MILLER v. ROCKING RANCH NUMBER 3 PROPERTY OWNERS' ASSOCIATION
Supreme Court of Idaho (2024)
Facts
- Glen Miller and Cynthia Anderson, as trustees of their living trust, filed a lawsuit against the Rocking Ranch No. 3 Property Owners’ Association after the Association denied their application to build a home on their lot.
- Miller and Anderson argued that the Association's refusal was unlawful and challenged the provisions of the Covenants, Conditions and Restrictions (CC&Rs) that supported the denial.
- The Association countered with claims for unpaid assessments, which included legal fees incurred due to the litigation.
- The district court granted summary judgment for the Association on Miller and Anderson's claims but dismissed the Association's counterclaims.
- Subsequently, the court awarded attorney fees to the Association based on the CC&Rs, despite finding that neither party had fully prevailed.
- Both parties appealed the decision.
Issue
- The issues were whether the district court erred in dismissing the Association's counterclaim for breach of contract and whether the award of attorney fees to the Association was appropriate.
Holding — Stegner, J.
- The Idaho Supreme Court held that the district court did not err in dismissing the Association's breach of contract counterclaim and vacated the award of attorney fees to the Association for further proceedings.
Rule
- A party seeking attorney fees under a contract must prevail on the claims for which the fees are sought.
Reasoning
- The Idaho Supreme Court reasoned that the Association failed to prove the elements of its breach of contract counterclaim, as it could not demonstrate a breach by Miller and Anderson or that any damages resulted from such a breach.

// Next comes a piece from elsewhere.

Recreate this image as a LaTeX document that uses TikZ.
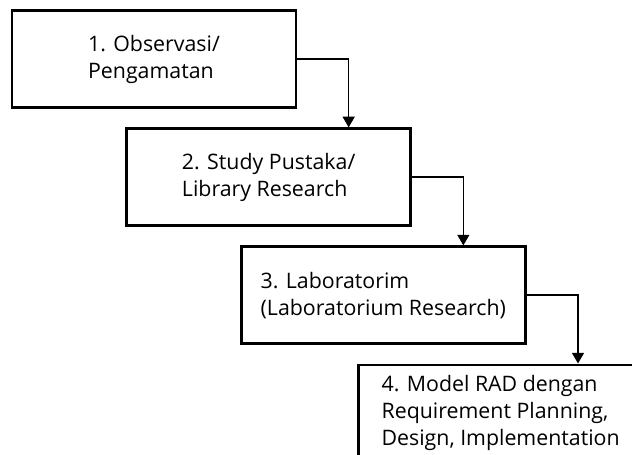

- The court found that the assessments for attorney fees incurred by the Association were not "necessary or proper" under the CC&Rs, as they were related to the Association's improper denial of Miller and Anderson's home application.
- Furthermore, the court clarified that the prior case, Farm Credit Bank v. Wissel, which allowed attorney fees to a non-prevailing party under certain circumstances, was being overruled to require that a party must prevail on specific claims to recover attorney fees.
- The decision mandated a remand to determine if any fees related to legitimate assessments could be awarded.
Deep Dive: How the Court Reached Its Decision
Court's Reasoning on the Breach of Contract Counterclaim
The Idaho Supreme Court first analyzed the Association's breach of contract counterclaim against Miller and Anderson. The court noted that to establish a breach of contract claim, the Association needed to prove the existence of a contract, a breach by the opposing party, and damages resulting from that breach. In this case, the court found that the Association failed to demonstrate that Miller and Anderson breached the Covenants, Conditions, and Restrictions (CC&Rs) of the subdivision. The district court had determined that the attorney fees assessed by the Association were not "necessary or proper" under the CC&Rs because they stemmed from the Association's improper denial of the home construction application. Given these findings, the court affirmed the district court's dismissal of the breach of contract counterclaim, concluding that the Association did not meet the burden of proof required for its claims.
Court's Reasoning on Attorney Fees
The Idaho Supreme Court next addressed the issue of attorney fees awarded to the Association by the district court. The court clarified that under contract law, a party seeking attorney fees must prevail on the claims for which the fees are requested. The court overruled the precedent set in Farm Credit Bank v. Wissel, which had allowed for attorney fees to be awarded to a non-prevailing party under certain circumstances. The court determined that this approach was inconsistent with the American Rule that generally holds each party responsible for their own attorney fees unless a statute or contract provides otherwise. As such, the court found that the Association was not entitled to attorney fees for claims on which it did not prevail. The case was remanded for the district court to determine whether any attorney fees could be awarded related to legitimate assessments that were successfully pursued.
Conclusion of the Court
In conclusion, the Idaho Supreme Court affirmed the district court's decision to dismiss the Association's breach of contract counterclaim against Miller and Anderson. The court clarified the standard for recovering attorney fees, emphasizing that a party must prevail on specific claims to be entitled to such fees. The prior ruling in Farm Credit Bank was overruled to align with this new standard, ensuring that only claims where a party prevailed would merit an award of attorney fees. The court remanded the case for further proceedings to determine any reasonable attorney fees that the Association might recover for legitimate assessments. Consequently, the court ruled that costs would be awarded to Miller and Anderson as they prevailed on the appeal.